Monday 19 March 2018

Chants would be a fine thing if rules were always so golden

Dion Fanning

Harry Redknapp's troubled appearance in Tallaght on Thursday night was probably the most accurate representation of English football's ambivalent relationship with European football and, perhaps, England's ambivalent relationship with Europe.

These days, English football is able to embrace the European Cup, having concluded long ago that, like the single market, it is a good and mutually beneficial thing.

The Europa League continues to cause them problems and while it may be the case that, like the euro, there are systemic flaws that ensure it will be doomed, the hostility with which it is viewed points to deeper issues.

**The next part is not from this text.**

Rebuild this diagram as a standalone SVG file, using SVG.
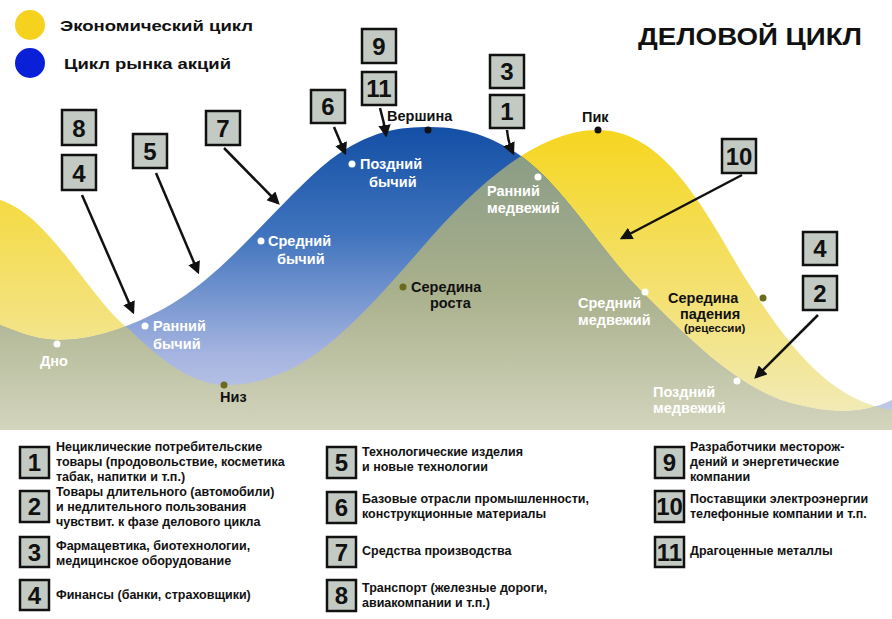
<svg xmlns="http://www.w3.org/2000/svg" width="892" height="619" viewBox="0 0 892 619">
<defs>
<linearGradient id="gy" x1="0" y1="0" x2="0" y2="1" gradientUnits="objectBoundingBox"><stop offset="0" stop-color="#f6d620"/><stop offset="0.6" stop-color="#f3e27a"/><stop offset="1" stop-color="#f1ecc0"/></linearGradient>
<linearGradient id="gb" x1="0" y1="127" x2="0" y2="430" gradientUnits="userSpaceOnUse"><stop offset="0" stop-color="#134fa5"/><stop offset="0.35" stop-color="#3f73bd"/><stop offset="0.75" stop-color="#a5b4e0"/><stop offset="1" stop-color="#c8cfe8"/></linearGradient>
<linearGradient id="gg" x1="0" y1="150" x2="0" y2="430" gradientUnits="userSpaceOnUse"><stop offset="0" stop-color="#8a9c86"/><stop offset="0.5" stop-color="#a9b08c"/><stop offset="1" stop-color="#d3d5bd"/></linearGradient>
<clipPath id="cb"><path d="M0,325 C25,335 40,340 60,340 C100,340 140,322 170,305 C230,270 280,200 330,160 C370,130 400,127 430,127 C470,127 495,140 515,152 C560,180 600,250 640,290 C690,340 730,380 780,400 C830,415 860,415 892,400 L892,430 L0,430Z"/></clipPath>
<marker id="ah" viewBox="0 0 10 10" refX="8" refY="5" markerWidth="5" markerHeight="5" orient="auto"><path d="M0,0 L10,5 L0,10 Z" fill="#111"/></marker>
<style>
.bx{fill:#c3cac3;stroke:#111;stroke-width:2.5}
.bn{font-family:"Liberation Sans",Arial,sans-serif;font-weight:bold;font-size:24px;fill:#111;text-anchor:middle}
.lt{font-family:"Liberation Sans",Arial,sans-serif;font-weight:bold;font-size:12.5px;fill:#111}
.wl{font-family:"Liberation Sans",Arial,sans-serif;font-weight:bold;font-size:14.5px;fill:#fff}
.kl{font-family:"Liberation Sans",Arial,sans-serif;font-weight:bold;font-size:14.5px;fill:#111}
.ar{stroke:#111;stroke-width:2.5;fill:none;marker-end:url(#ah)}
</style>
</defs>
<rect width="892" height="619" fill="#fff"/>
<g id="chart">
<path d="M0,200 C50,215 90,300 130,330 C170,370 200,385 225,385 C300,385 350,330 420,250 C480,180 540,130 598,130 C660,130 700,200 740,270 C790,350 830,400 892,410 L892,430 L0,430 Z" fill="url(#gy)"/>
<path d="M0,325 C25,335 40,340 60,340 C100,340 140,322 170,305 C230,270 280,200 330,160 C370,130 400,127 430,127 C470,127 495,140 515,152 C560,180 600,250 640,290 C690,340 730,380 780,400 C830,415 860,415 892,400 L892,430 L0,430Z" fill="url(#gb)"/>
<path clip-path="url(#cb)" d="M0,200 C50,215 90,300 130,330 C170,370 200,385 225,385 C300,385 350,330 420,250 C480,180 540,130 598,130 C660,130 700,200 740,270 C790,350 830,400 892,410 L892,430 L0,430 Z" fill="url(#gg)"/>
</g>
<g id="legend-top">
<circle cx="30" cy="25" r="15" fill="#f5d21e"/><circle cx="30" cy="63" r="15" fill="#0a1fd8"/>
<text x="60" y="31" class="kl" textLength="193" lengthAdjust="spacingAndGlyphs">Экономический цикл</text>
<text x="64" y="69" class="kl" textLength="167" lengthAdjust="spacingAndGlyphs">Цикл рынка акций</text>
<text x="638" y="45" font-family="Liberation Sans,Arial,sans-serif" font-weight="bold" font-size="24" fill="#111" textLength="224" lengthAdjust="spacingAndGlyphs">ДЕЛОВОЙ ЦИКЛ</text>
</g>
<g id="points">
<circle cx="57" cy="344" r="3.5" fill="#fff"/><text x="40" y="366" class="wl">Дно</text>
<circle cx="145" cy="326" r="3.5" fill="#fff"/><text x="153" y="331" class="wl">Ранний</text><text x="153" y="349" class="wl">бычий</text>
<circle cx="224" cy="385" r="3.5" fill="#6b6a20"/><text x="220" y="402" class="kl">Низ</text>
<circle cx="261" cy="241" r="3.5" fill="#fff"/><text x="268" y="246" class="wl">Средний</text><text x="277" y="264" class="wl">бычий</text>
<circle cx="352" cy="164" r="3.5" fill="#fff"/><text x="360" y="169" class="wl">Поздний</text><text x="369" y="187" class="wl">бычий</text>
<circle cx="428" cy="130" r="3.5" fill="#111"/><text x="387" y="121" class="kl">Вершина</text>
<circle cx="538" cy="177" r="3.5" fill="#fff"/><text x="487" y="196" class="wl">Ранний</text><text x="487" y="213" class="wl">медвежий</text>
<circle cx="598" cy="130" r="3.5" fill="#111"/><text x="582" y="122" class="kl">Пик</text>
<circle cx="403" cy="287" r="3.5" fill="#6b6a20"/><text x="411" y="292" class="kl">Середина</text><text x="430" y="308" class="kl">роста</text>
<circle cx="645" cy="292" r="3.5" fill="#fff"/><text x="578" y="308" class="wl">Средний</text><text x="578" y="325" class="wl">медвежий</text>
<circle cx="763" cy="298" r="3.5" fill="#6b6a20"/><text x="668" y="303" class="kl">Середина</text><text x="680" y="319" class="kl">падения</text>
<text x="684" y="332" font-family="Liberation Sans,Arial,sans-serif" font-weight="bold" font-size="11.5" fill="#111">(рецессии)</text>
<circle cx="737" cy="381" r="3.5" fill="#fff"/><text x="653" y="397" class="wl">Поздний</text><text x="653" y="413" class="wl">медвежий</text>
</g>
<g id="connectors">
<line class="ar" x1="82" y1="195" x2="133" y2="312"/>
<line class="ar" x1="156" y1="173" x2="198" y2="272"/>
<line class="ar" x1="224" y1="148" x2="278" y2="203"/>
<line class="ar" x1="334" y1="127" x2="345" y2="153"/>
<path class="ar" d="M380,108 Q384,122 386,135"/>
<path class="ar" d="M507,130 Q508,142 513,153"/>
<line class="ar" x1="742" y1="175" x2="622" y2="238"/>
<line class="ar" x1="818" y1="315" x2="756" y2="377"/>
</g>
<g id="chart-boxes">
<g id="b8"><rect class="bx" x="62" y="110" width="34" height="35"/><text class="bn" x="79" y="137">8</text></g>
<g id="b4a"><rect class="bx" x="62" y="155" width="34" height="35"/><text class="bn" x="79" y="182">4</text></g>
<g id="b5"><rect class="bx" x="133" y="134" width="34" height="34"/><text class="bn" x="150" y="160">5</text></g>
<g id="b7"><rect class="bx" x="206" y="111" width="34" height="34"/><text class="bn" x="223" y="137">7</text></g>
<g id="b6"><rect class="bx" x="311" y="90" width="34" height="33"/><text class="bn" x="328" y="115">6</text></g>
<g id="b9"><rect class="bx" x="362" y="29" width="34" height="34"/><text class="bn" x="379" y="55">9</text></g>
<g id="b11"><rect class="bx" x="362" y="72" width="34" height="33"/><text class="bn" x="379" y="97">11</text></g>
<g id="b3"><rect class="bx" x="490" y="55" width="34" height="33"/><text class="bn" x="507" y="80">3</text></g>
<g id="b1"><rect class="bx" x="490" y="95" width="34" height="33"/><text class="bn" x="507" y="120">1</text></g>
<g id="b10"><rect class="bx" x="722" y="139" width="34" height="34"/><text class="bn" x="739" y="165">10</text></g>
<g id="b4b"><rect class="bx" x="803" y="232" width="34" height="33"/><text class="bn" x="820" y="257">4</text></g>
<g id="b2"><rect class="bx" x="803" y="276" width="34" height="34"/><text class="bn" x="820" y="302">2</text></g>
</g>
<g id="legend-bottom">
<g id="l1"><rect class="bx" x="20" y="447" width="29" height="31"/><text class="bn" x="34.5" y="471">1</text><text class="lt" x="56" y="451">Нециклические потребительские</text><text class="lt" x="56" y="466">товары (продовольствие, косметика</text><text class="lt" x="56" y="481">табак, напитки и т.п.)</text></g>
<g id="l2"><rect class="bx" x="20" y="491" width="29" height="31"/><text class="bn" x="34.5" y="515">2</text><text class="lt" x="56" y="496">Товары длительного (автомобили)</text><text class="lt" x="56" y="511">и недлительного пользования</text><text class="lt" x="56" y="526">чувствит. к фазе делового цикла</text></g>
<g id="l3"><rect class="bx" x="20" y="537" width="29" height="30"/><text class="bn" x="34.5" y="561">3</text><text class="lt" x="56" y="550">Фармацевтика, биотехнологии,</text><text class="lt" x="56" y="565">медицинское оборудование</text></g>
<g id="l4"><rect class="bx" x="20" y="580" width="29" height="30"/><text class="bn" x="34.5" y="604">4</text><text class="lt" x="56" y="599">Финансы (банки, страховщики)</text></g>
<g id="l5"><rect class="bx" x="327" y="447" width="29" height="31"/><text class="bn" x="341.5" y="471">5</text><text class="lt" x="362" y="456">Технологические изделия</text><text class="lt" x="362" y="471">и новые технологии</text></g>
<g id="l6"><rect class="bx" x="327" y="492" width="29" height="31"/><text class="bn" x="341.5" y="516">6</text><text class="lt" x="362" y="503">Базовые отрасли промышленности,</text><text class="lt" x="362" y="518">конструкционные материалы</text></g>
<g id="l7"><rect class="bx" x="327" y="537" width="29" height="30"/><text class="bn" x="341.5" y="561">7</text><text class="lt" x="362" y="555">Средства производства</text></g>
<g id="l8"><rect class="bx" x="327" y="580" width="29" height="31"/><text class="bn" x="341.5" y="604">8</text><text class="lt" x="362" y="592">Транспорт (железные дороги,</text><text class="lt" x="362" y="607">авиакомпании и т.п.)</text></g>
<g id="l9"><rect class="bx" x="655" y="447" width="29" height="31"/><text class="bn" x="669.5" y="471">9</text><text class="lt" x="690" y="451">Разработчики месторож-</text><text class="lt" x="690" y="466">дений и энергетические</text><text class="lt" x="690" y="481">компании</text></g>
<g id="l10"><rect class="bx" x="655" y="491" width="29" height="31"/><text class="bn" x="669.5" y="515">10</text><text class="lt" x="690" y="503">Поставщики электроэнергии</text><text class="lt" x="690" y="518">телефонные компании и т.п.</text></g>
<g id="l11"><rect class="bx" x="655" y="537" width="29" height="30"/><text class="bn" x="669.5" y="561">11</text><text class="lt" x="690" y="555">Драгоценные металлы</text></g>
</g>
</svg>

There is clearly nothing for England in the Europa League so they view it with disdain, like some EU directive on the amount of pork in Lincolnshire sausages.

It has upset the natural rhythms with its directive to play on Thursday. Even if a club doesn't have a league game until Sunday or Monday, there is a sense of not being fully prepared, a sense, I believe, that comes from the weekend arriving so quickly after a Thursday night game, and the collective release of adrenalin this provides.

The players might feel they are relaxing but all around them the weekend is taking place and they are part of it. There is a big difference between relaxing on a Wednesday or Thursday and relaxing on a Saturday.

Yet the distrust of the Europa League is also part of the island story of Britain. The reluctance to engage with the European Cup and the World Cup before it demonstrates that England has always wondered about the purpose of these competitions.

They suspect that they have been sent to try them and even when they embraced them, there is always the view, as outlined by Brian Clough, that there are "cheating bastards" out there trying to bring them down, a view which was no less of a generalisation just because Clough was right.

The suspicion of the Europa League must be viewed in this context. The competition is deeply flawed but as Shamrock Roves demonstrated this season it is also a breeding ground for hope. England views it as an inconvenience but perhaps things will now change with the Manchester clubs' participation.

Harry, of course, as he said himself, was "desperate" to stay in the competition, a statement at variance with the facts as many of his statements tend to be.

Last weekend, the BBC reported that Redknapp had "broken his golden rule" and criticised referee Chris Foy after Tottenham's defeat at Stoke.

By the time the BBC were reporting this reluctant contravention of his own rule on Monday morning, most people were aware that Redknapp had reluctantly broken his golden rule on several previous occasions, each time with the preface that he was reluctantly breaking his golden rule. The BBC seemed happy enough to report it as a unique event which may explain Harry's success with the media.

He was reluctant to let the chants of a few Shamrock Rovers fans spoil his relationship with the Irish either. With Harry facing a court case next month, the Rovers fans seemed to surprise Harry by taking up a chant he has heard at many grounds in England.

It may have come as a surprise to hear it in Ireland, especially as he had spent the week talking fondly of the Irish and the challenge his team would face against Shamrock, a challenge they wouldn't take lightly, despite not getting their name right. (Although the offence Irish fans took as commentators repeatedly called them 'Shamrock' was rather disproportionate given that some of them would have used terms like 'AC' for Milan; or talked about teams playing in Deportivo when they meant La Coruna without thinking they should have done a bit more research.)

Harry responded to the taunts with a clenched fist gesture. This happily did not lead to charges as UEFA decided it wasn't obscene, which it wasn't.

Harry was assailed on all sides by this new Puritanism, although there are no reports of any Shamrock fans actually being offended by his gesture. He may have been offended by their chants because it's certainly not how Harry likes to think of the Irish.

I dimly recall Harry speaking in glowing terms about an Irish friend he called 'More-teen' who was a developer or builder of some description whom he came across in Bournemouth. More-teen and Harry had many happy times together, not judging one another. As far as Harry was concerned, More-teen probably represented the pioneering spirit of the Irish.

Harry will have enjoyed his times with Paddy over the years; times spent with men who enjoyed a punt and wouldn't have had an overly judgemental approach to where a man got his money.

This was in contrast to the crowd he encountered on Thursday. They had no wish to prejudice his trial but were keen to speculate about where he might end up.

This wasn't Paddy as Harry knew him, but Paddy, as Harry knew him, is blamed by many for putting Paddy where Paddy is today. Harry might not have known this about Paddy. As a gambling man, Harry is probably not the type to turn away from any line of easy credit, something his transfer record at a club like Portsmouth would also indicate.

So he was probably not best placed to offer a considered view on the changing nature of the Irish story. Instead he held to the line that we were "lovely people", perhaps thinking of More-teen rather than the mob who chanted about his tax arrangements at close quarters.

He broke another of his golden rules and responded to their chants. I'm sure he has learnt his lesson. He won't do it again.